The organization, which is working to create a community arts and cultural center in the area, started Linked on LOOP, a database where creatives can share their information.
Karen Schubert, director of Lit Youngstown and a member of LOOP Youngstown’s board of directors, said the idea was inspired by the artist markets that used to be at the Ward Bakery Building in Youngstown.
“I love that so much, but sometimes months later, I would think, ‘Oh, I have a gift I need to buy, I wish I could remember the name of that artist and how to get a hold of them,'” Schubert said. “It was sort of an idea I was kicking around, and once we started LOOP, I realized we had a platform and we could at least give it a try to raise visibility to give artists a chance to be found and to find each other.”
The website (loopyoungstown.org/linkedonloop) has six categories — visual artists, writers, musicians, actors, dancers and another — where people can submit a bio, a description of their work and / or background, a profile photo and up to three photographs or videos.
Artist, curator and designer Robyn Maas, who created the site, said it was configured with ease of use in mind.
“I thought, why not give everybody a URL so they can actually have a page,” Maas said.
“A lot of people don’t have the design skills to have a landing page for a website and all that.
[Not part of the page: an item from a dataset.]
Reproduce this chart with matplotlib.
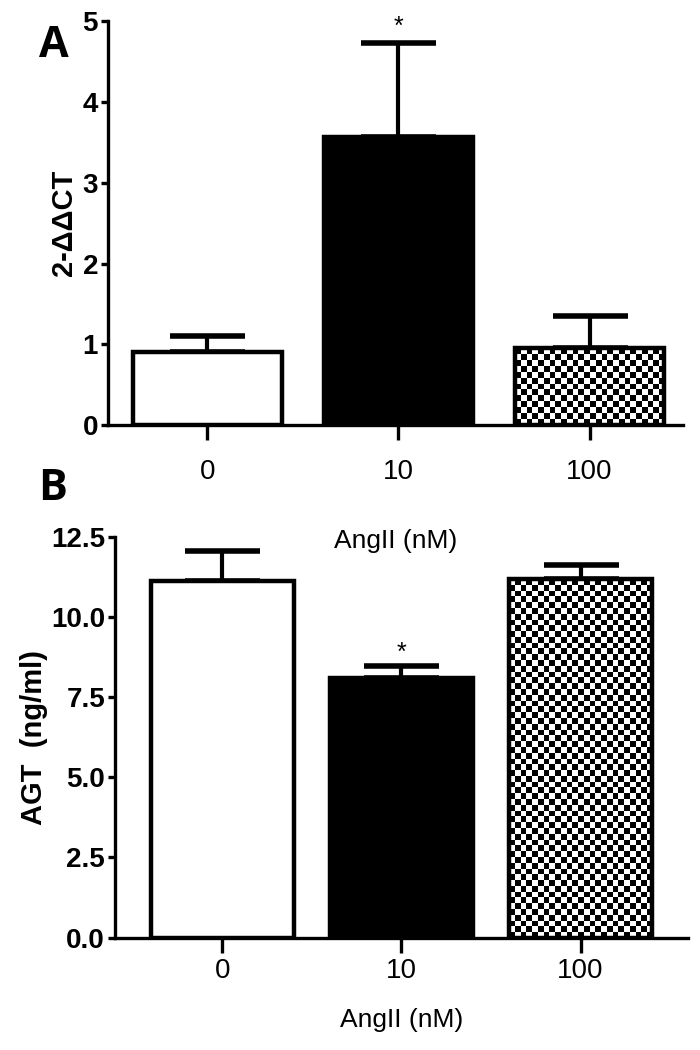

You can copy your URL and you could put it in your signature at the end of your email or whatever, and then you kind of have a web page.”
Those who do have their own website can use the Linked on LOOP profile to direct traffic there.
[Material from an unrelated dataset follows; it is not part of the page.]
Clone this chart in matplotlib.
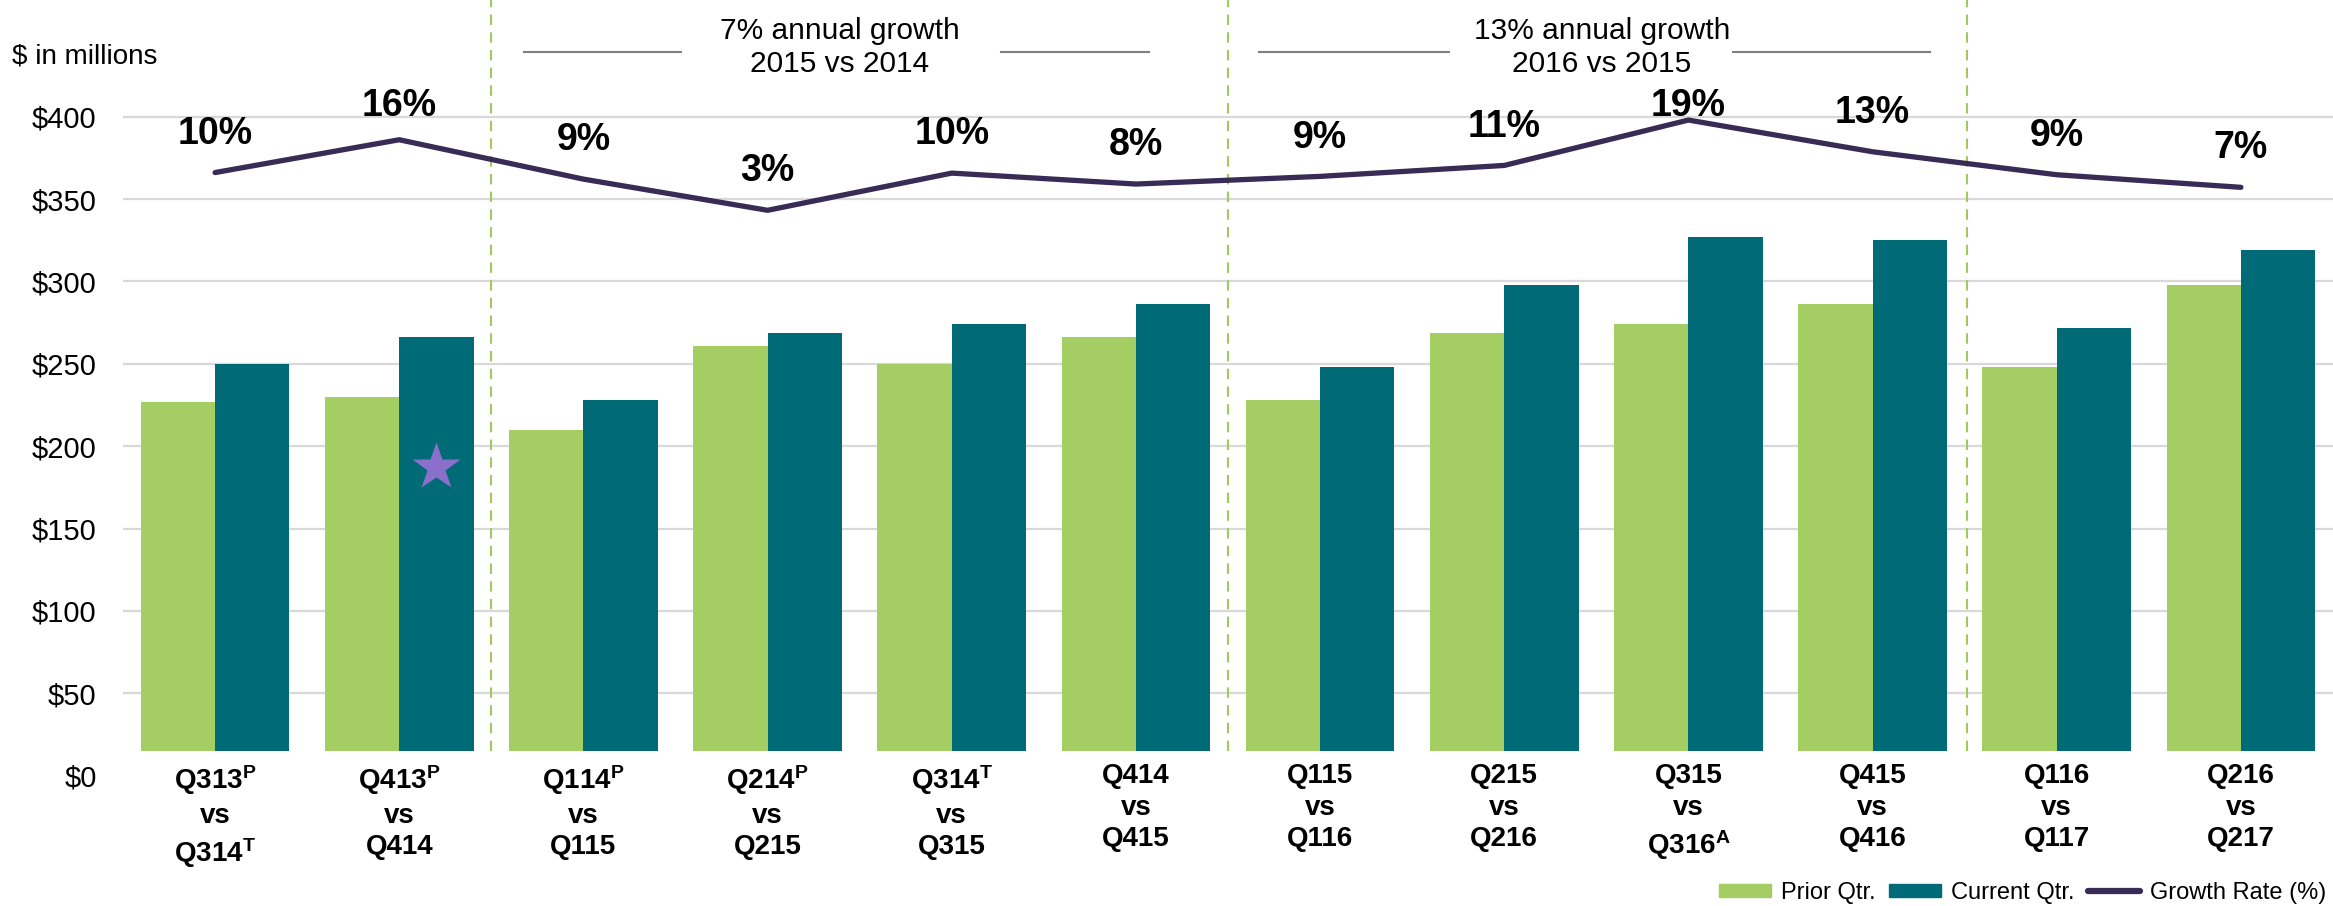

As more artists and performers take advantage of the site, Schubert said it could be used in multiple ways.
“To hire artists, to teach a class, to reach out to artists to commission or purchase work, or to hire musicians for some kind of an event,” Schubert said. “Really anything that a person might be looking for artists to do, hopefully they can find that. And if we’ve done our job right, we’ve cross-sectioned it so that it’s searchable in different ways.”
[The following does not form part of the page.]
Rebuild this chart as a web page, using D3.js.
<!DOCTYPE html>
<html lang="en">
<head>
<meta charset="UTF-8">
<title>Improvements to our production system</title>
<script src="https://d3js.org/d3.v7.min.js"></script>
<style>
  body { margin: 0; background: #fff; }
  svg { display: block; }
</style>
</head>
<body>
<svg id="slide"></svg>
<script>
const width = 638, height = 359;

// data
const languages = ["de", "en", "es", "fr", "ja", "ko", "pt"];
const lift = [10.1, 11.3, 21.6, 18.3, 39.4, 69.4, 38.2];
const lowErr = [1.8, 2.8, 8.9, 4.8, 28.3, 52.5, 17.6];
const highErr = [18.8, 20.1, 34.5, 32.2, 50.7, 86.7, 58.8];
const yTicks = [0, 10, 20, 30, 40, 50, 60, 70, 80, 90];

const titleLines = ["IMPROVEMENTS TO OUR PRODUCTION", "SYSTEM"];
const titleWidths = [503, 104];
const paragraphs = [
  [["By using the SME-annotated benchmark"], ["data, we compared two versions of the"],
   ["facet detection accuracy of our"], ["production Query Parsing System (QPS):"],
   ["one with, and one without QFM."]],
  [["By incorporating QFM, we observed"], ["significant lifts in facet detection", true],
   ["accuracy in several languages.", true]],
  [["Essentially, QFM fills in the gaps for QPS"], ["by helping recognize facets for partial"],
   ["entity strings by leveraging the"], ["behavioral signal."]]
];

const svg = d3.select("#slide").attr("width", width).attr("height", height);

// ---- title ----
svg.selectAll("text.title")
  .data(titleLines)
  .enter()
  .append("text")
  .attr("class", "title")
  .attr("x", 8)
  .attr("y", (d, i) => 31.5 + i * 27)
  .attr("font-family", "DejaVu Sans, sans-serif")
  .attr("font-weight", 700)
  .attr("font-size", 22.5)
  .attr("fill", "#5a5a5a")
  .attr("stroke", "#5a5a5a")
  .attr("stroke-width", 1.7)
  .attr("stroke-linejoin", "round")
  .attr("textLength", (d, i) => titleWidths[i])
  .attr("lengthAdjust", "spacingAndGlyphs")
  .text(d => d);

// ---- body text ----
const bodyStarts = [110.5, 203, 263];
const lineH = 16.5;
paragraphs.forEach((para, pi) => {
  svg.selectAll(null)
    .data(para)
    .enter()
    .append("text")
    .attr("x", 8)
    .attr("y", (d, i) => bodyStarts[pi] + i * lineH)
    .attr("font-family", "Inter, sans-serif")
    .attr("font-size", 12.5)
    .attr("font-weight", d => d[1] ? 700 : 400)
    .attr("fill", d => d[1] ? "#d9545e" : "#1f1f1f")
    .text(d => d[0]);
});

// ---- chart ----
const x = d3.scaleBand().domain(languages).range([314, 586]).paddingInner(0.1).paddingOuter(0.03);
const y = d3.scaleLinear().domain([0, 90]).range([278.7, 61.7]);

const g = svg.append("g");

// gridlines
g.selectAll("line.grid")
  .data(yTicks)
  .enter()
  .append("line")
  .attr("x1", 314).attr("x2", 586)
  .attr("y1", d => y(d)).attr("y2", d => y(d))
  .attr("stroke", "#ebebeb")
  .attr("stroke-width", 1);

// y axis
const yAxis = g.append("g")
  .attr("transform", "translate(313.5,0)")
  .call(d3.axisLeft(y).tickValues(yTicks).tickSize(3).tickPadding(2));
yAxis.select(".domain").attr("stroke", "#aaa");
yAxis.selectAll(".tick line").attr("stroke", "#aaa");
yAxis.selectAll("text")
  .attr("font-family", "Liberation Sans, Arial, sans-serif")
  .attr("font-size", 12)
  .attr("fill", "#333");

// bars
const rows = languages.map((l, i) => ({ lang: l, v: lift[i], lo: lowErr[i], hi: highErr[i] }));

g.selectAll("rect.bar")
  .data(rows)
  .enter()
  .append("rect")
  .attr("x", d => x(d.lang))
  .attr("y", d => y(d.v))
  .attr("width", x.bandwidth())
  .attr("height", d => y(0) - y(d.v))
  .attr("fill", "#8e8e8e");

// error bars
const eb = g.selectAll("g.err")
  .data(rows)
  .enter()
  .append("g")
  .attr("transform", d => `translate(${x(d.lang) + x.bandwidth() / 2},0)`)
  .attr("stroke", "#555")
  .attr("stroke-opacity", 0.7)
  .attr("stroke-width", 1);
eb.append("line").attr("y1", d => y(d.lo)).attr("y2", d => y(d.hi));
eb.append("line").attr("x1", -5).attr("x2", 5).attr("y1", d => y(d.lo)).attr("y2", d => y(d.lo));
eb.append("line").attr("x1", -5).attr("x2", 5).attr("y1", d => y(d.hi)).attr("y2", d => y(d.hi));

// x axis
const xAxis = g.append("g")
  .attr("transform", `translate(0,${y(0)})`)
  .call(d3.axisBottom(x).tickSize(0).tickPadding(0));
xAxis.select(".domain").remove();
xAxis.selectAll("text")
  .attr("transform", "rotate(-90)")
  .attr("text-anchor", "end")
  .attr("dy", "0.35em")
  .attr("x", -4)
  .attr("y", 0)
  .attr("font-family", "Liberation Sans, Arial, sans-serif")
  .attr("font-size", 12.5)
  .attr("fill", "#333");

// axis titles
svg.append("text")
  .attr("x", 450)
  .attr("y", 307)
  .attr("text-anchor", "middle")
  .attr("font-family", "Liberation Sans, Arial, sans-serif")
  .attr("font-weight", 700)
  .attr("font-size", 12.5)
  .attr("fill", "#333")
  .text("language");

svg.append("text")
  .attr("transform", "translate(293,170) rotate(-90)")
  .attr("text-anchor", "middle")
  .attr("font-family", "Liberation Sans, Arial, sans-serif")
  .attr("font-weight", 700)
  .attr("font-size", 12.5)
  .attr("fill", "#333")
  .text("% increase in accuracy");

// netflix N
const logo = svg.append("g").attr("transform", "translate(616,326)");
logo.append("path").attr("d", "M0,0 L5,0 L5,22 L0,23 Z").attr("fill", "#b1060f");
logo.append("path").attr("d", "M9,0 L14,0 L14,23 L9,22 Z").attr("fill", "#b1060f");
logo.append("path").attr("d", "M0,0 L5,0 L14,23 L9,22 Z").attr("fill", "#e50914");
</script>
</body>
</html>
Maas added, “There’s a lot of local talent in my opinion, and I think that local talent deserves to be highlighted.”
Many artists and musicians have become increasingly dependent on social media to promote their work.
Those social media algorithms have started restricting the reach of those “non-promoted” (unpaid for) posts, and many people are abandoning those platforms as social and political discourse gets more divisive.
“I think that it’s more relevant in these times,” Maas said. “We decided to do this before all this change has happened, but I think it’s more important now than ever.”
Those in the creative arts can create pages free of charge, and it will remain that way for at least all of 2025.
LOOP Youngstown’s board continues to look for a permanent site that could provide studio spaces for individual artists, office / storage / rehearsal space for existing organizations, classrooms for instruction in art and other disciplines and / or a performance space for dance and theater groups. Once that site is established, being in the database could be included in whatever small membership fee LOOP might charge, Maas said.
“We don’t have all that set up yet,” she said. “We’re hoping that people will realize that they’re benefiting.”